What is asked
Write out the data below in full, unchanged, minus the images.

[Figure scripts]
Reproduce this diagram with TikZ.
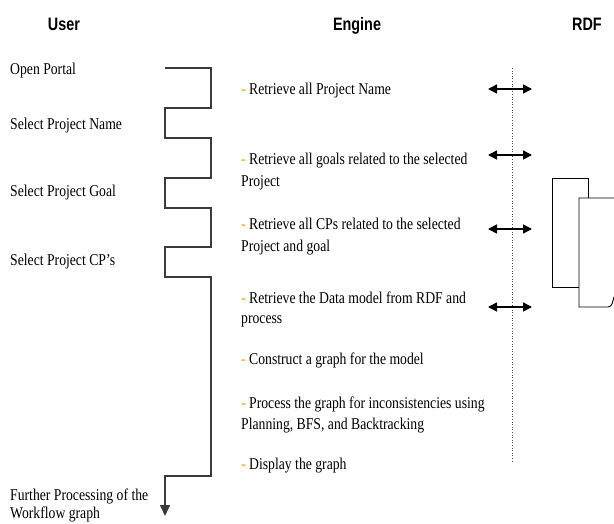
\documentclass[tikz,border=0pt]{standalone}
\usepackage{fontspec}
\setmainfont{Liberation Serif}[FakeStretch=0.83]
\newfontfamily\hdrfont{Liberation Sans}[FakeStretch=0.8]
\usetikzlibrary{arrows.meta}
\definecolor{dashorange}{HTML}{FF9900}
\definecolor{stepgray}{HTML}{3A3A3A}
\newcommand{\od}{\textcolor{dashorange}{-}}
\begin{document}
\begin{tikzpicture}[x=1pt,y=-1pt,
  hdr/.style={font=\hdrfont\bfseries\fontsize{18}{20}\selectfont, anchor=base, inner sep=0pt},
  lbl/.style={font=\fontsize{16.5}{18}\selectfont, anchor=base west, inner sep=0pt},
  stepline/.style={draw=stepgray, line width=1.6pt, line join=miter},
  xchg/.style={line width=1.5pt, {Triangle[length=9pt,width=9pt]}-{Triangle[length=9pt,width=9pt]}},
  divider/.style={draw=black!70, dotted, line width=0.6pt},
  docshape/.style={draw=black, line width=0.9pt, fill=white}]
\useasboundingbox (0,0) rectangle (614,523);
% headers
\node[hdr] (hUser) at (64,30) {User};
\node[hdr] (hEngine) at (357,30) {Engine};
\node[hdr] (hRDF) at (587,30) {RDF};
% user column
\node[lbl] (u1) at (10,74) {Open Portal};
\node[lbl] (u2) at (10,129) {Select Project Name};
\node[lbl] (u3) at (10,196) {Select Project Goal};
\node[lbl] (u4) at (10,265) {Select Project CP’s};
\node[lbl] (u5a) at (10,500) {Further Processing of the};
\node[lbl] (u5b) at (10,518.5) {Workflow graph};
% engine column
\node[lbl] (e1) at (241,94) {\od{} Retrieve all Project Name};
\node[lbl] (e2a) at (241,164) {\od{} Retrieve all goals related to the selected};
\node[lbl] (e2b) at (241,186) {Project};
\node[lbl] (e3a) at (241,229) {\od{} Retrieve all CPs related to the selected};
\node[lbl] (e3b) at (241,251) {Project and goal};
\node[lbl] (e4a) at (241,303) {\od{} Retrieve the Data model from RDF and};
\node[lbl] (e4b) at (241,323) {process};
\node[lbl] (e5) at (241,364) {\od{} Construct a graph for the model};
\node[lbl] (e6a) at (241,408) {\od{} Process the graph for inconsistencies using};
\node[lbl] (e6b) at (241,429) {Planning, BFS, and Backtracking};
\node[lbl] (e7) at (241,469) {\od{} Display the graph};
% step flow line
\coordinate (sStart) at (165,68);
\coordinate (sEnd) at (165,516);
\draw[stepline, -{Triangle[length=11pt,width=10pt]}]
  (sStart) -- (211,68) -- (211,108) -- (165,108) -- (165,138) -- (211,138)
  -- (211,178) -- (165,178) -- (165,208) -- (211,208) -- (211,247)
  -- (165,247) -- (165,277) -- (211,277) -- (211,476) -- (165,476) -- (sEnd);
% divider
\coordinate (dTop) at (512,68);
\coordinate (dBot) at (512,463);
\draw[divider] (dTop) -- (dBot);
% exchange arrows
\foreach \i/\yy in {1/89,2/155,3/229,4/307}{
  \coordinate (x\i l) at (488,\yy);
  \coordinate (x\i r) at (532,\yy);
  \draw[xchg] (x\i l) -- (x\i r);
}
% RDF documents
\draw[docshape] (552,178) rectangle (588,287);
\draw[docshape] (618,198) -- (579,198) -- (579,307) -- (608,307) to[out=0,in=250] (614,297) -- (618,297);
\end{tikzpicture}
\end{document}
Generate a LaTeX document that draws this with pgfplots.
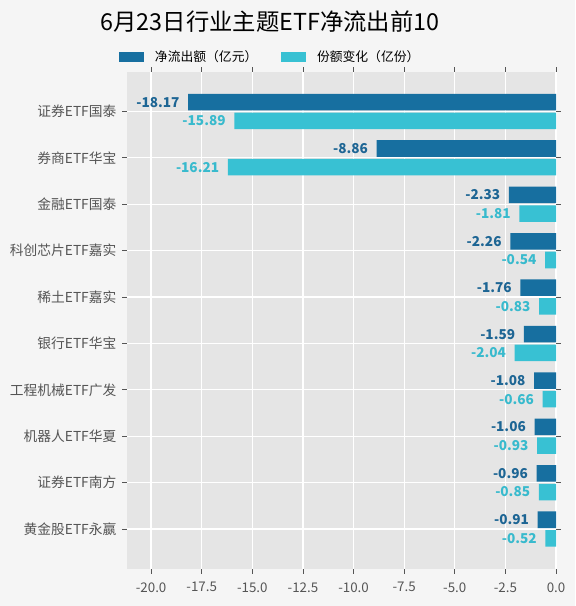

Reply
Reproduce this diagram with TikZ.
\documentclass[tikz,border=0pt]{standalone}
\usepackage{fontspec}
\setmainfont{Liberation Serif}[FakeStretch=0.83]
\newfontfamily\hdrfont{Liberation Sans}[FakeStretch=0.8]
\usetikzlibrary{arrows.meta}
\definecolor{dashorange}{HTML}{FF9900}
\definecolor{stepgray}{HTML}{3A3A3A}
\newcommand{\od}{\textcolor{dashorange}{-}}
\begin{document}
\begin{tikzpicture}[x=1pt,y=-1pt,
  hdr/.style={font=\hdrfont\bfseries\fontsize{18}{20}\selectfont, anchor=base, inner sep=0pt},
  lbl/.style={font=\fontsize{16.5}{18}\selectfont, anchor=base west, inner sep=0pt},
  stepline/.style={draw=stepgray, line width=1.6pt, line join=miter},
  xchg/.style={line width=1.5pt, {Triangle[length=9pt,width=9pt]}-{Triangle[length=9pt,width=9pt]}},
  divider/.style={draw=black!70, dotted, line width=0.6pt},
  docshape/.style={draw=black, line width=0.9pt, fill=white}]
\useasboundingbox (0,0) rectangle (614,523);
% headers
\node[hdr] (hUser) at (64,30) {User};
\node[hdr] (hEngine) at (357,30) {Engine};
\node[hdr] (hRDF) at (587,30) {RDF};
% user column
\node[lbl] (u1) at (10,74) {Open Portal};
\node[lbl] (u2) at (10,129) {Select Project Name};
\node[lbl] (u3) at (10,196) {Select Project Goal};
\node[lbl] (u4) at (10,265) {Select Project CP’s};
\node[lbl] (u5a) at (10,500) {Further Processing of the};
\node[lbl] (u5b) at (10,518.5) {Workflow graph};
% engine column
\node[lbl] (e1) at (241,94) {\od{} Retrieve all Project Name};
\node[lbl] (e2a) at (241,164) {\od{} Retrieve all goals related to the selected};
\node[lbl] (e2b) at (241,186) {Project};
\node[lbl] (e3a) at (241,229) {\od{} Retrieve all CPs related to the selected};
\node[lbl] (e3b) at (241,251) {Project and goal};
\node[lbl] (e4a) at (241,303) {\od{} Retrieve the Data model from RDF and};
\node[lbl] (e4b) at (241,323) {process};
\node[lbl] (e5) at (241,364) {\od{} Construct a graph for the model};
\node[lbl] (e6a) at (241,408) {\od{} Process the graph for inconsistencies using};
\node[lbl] (e6b) at (241,429) {Planning, BFS, and Backtracking};
\node[lbl] (e7) at (241,469) {\od{} Display the graph};
% step flow line
\coordinate (sStart) at (165,68);
\coordinate (sEnd) at (165,516);
\draw[stepline, -{Triangle[length=11pt,width=10pt]}]
  (sStart) -- (211,68) -- (211,108) -- (165,108) -- (165,138) -- (211,138)
  -- (211,178) -- (165,178) -- (165,208) -- (211,208) -- (211,247)
  -- (165,247) -- (165,277) -- (211,277) -- (211,476) -- (165,476) -- (sEnd);
% divider
\coordinate (dTop) at (512,68);
\coordinate (dBot) at (512,463);
\draw[divider] (dTop) -- (dBot);
% exchange arrows
\foreach \i/\yy in {1/89,2/155,3/229,4/307}{
  \coordinate (x\i l) at (488,\yy);
  \coordinate (x\i r) at (532,\yy);
  \draw[xchg] (x\i l) -- (x\i r);
}
% RDF documents
\draw[docshape] (552,178) rectangle (588,287);
\draw[docshape] (618,198) -- (579,198) -- (579,307) -- (608,307) to[out=0,in=250] (614,297) -- (618,297);
\end{tikzpicture}
\end{document}
Generate a LaTeX document that draws this with pgfplots.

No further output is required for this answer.